** TASK DESCRIPTION **
Reproduce the material word for word; the images stay out.

** MATERIAL **
* Begin *
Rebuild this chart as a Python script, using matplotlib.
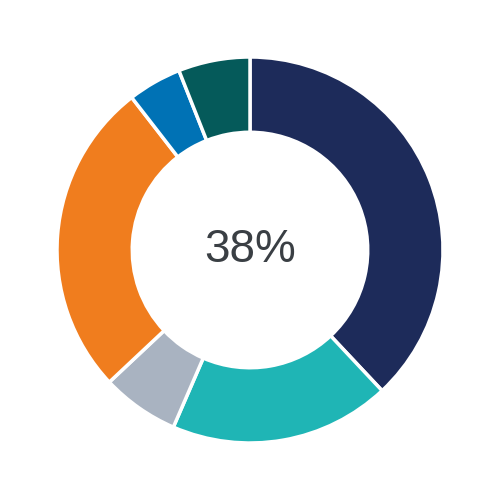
import matplotlib
matplotlib.use("Agg")
import matplotlib.pyplot as plt

# segments, clockwise from 12 o'clock
labels = ["Navy", "Teal", "Gray", "Orange", "Blue", "Dark teal"]
values = [38, 18.5, 6.5, 26.5, 4.5, 6]
colors = ["#1d2b5a", "#1fb5b5", "#a9b3c1", "#f07d1e", "#0072b5", "#055a5a"]
center_text = "38%"

fig = plt.figure(figsize=(5, 5), dpi=100)
ax = fig.add_axes([0, 0, 1, 1])

ax.pie(values, colors=colors, startangle=90, counterclock=False,
       radius=1.0,
       wedgeprops=dict(width=0.39, edgecolor="white", linewidth=2.5))

ax.text(0, 0, center_text, ha="center", va="center",
        fontsize=33, color="#3a3f44", family="Liberation Sans")

lim = 250 / 193
ax.set_xlim(-lim, lim)
ax.set_ylim(-lim, lim)
ax.set_aspect("equal")
ax.axis("off")

fig.savefig("out.png", dpi=100, facecolor="white")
* End *
** PROBLEM SOLUTION **
Rebuild this chart as a Python script, using matplotlib.
import matplotlib
matplotlib.use("Agg")
import matplotlib.pyplot as plt

# segments, clockwise from 12 o'clock
labels = ["Navy", "Teal", "Gray", "Orange", "Blue", "Dark teal"]
values = [38, 18.5, 6.5, 26.5, 4.5, 6]
colors = ["#1d2b5a", "#1fb5b5", "#a9b3c1", "#f07d1e", "#0072b5", "#055a5a"]
center_text = "38%"

fig = plt.figure(figsize=(5, 5), dpi=100)
ax = fig.add_axes([0, 0, 1, 1])

ax.pie(values, colors=colors, startangle=90, counterclock=False,
       radius=1.0,
       wedgeprops=dict(width=0.39, edgecolor="white", linewidth=2.5))

ax.text(0, 0, center_text, ha="center", va="center",
        fontsize=33, color="#3a3f44", family="Liberation Sans")

lim = 250 / 193
ax.set_xlim(-lim, lim)
ax.set_ylim(-lim, lim)
ax.set_aspect("equal")
ax.axis("off")

fig.savefig("out.png", dpi=100, facecolor="white")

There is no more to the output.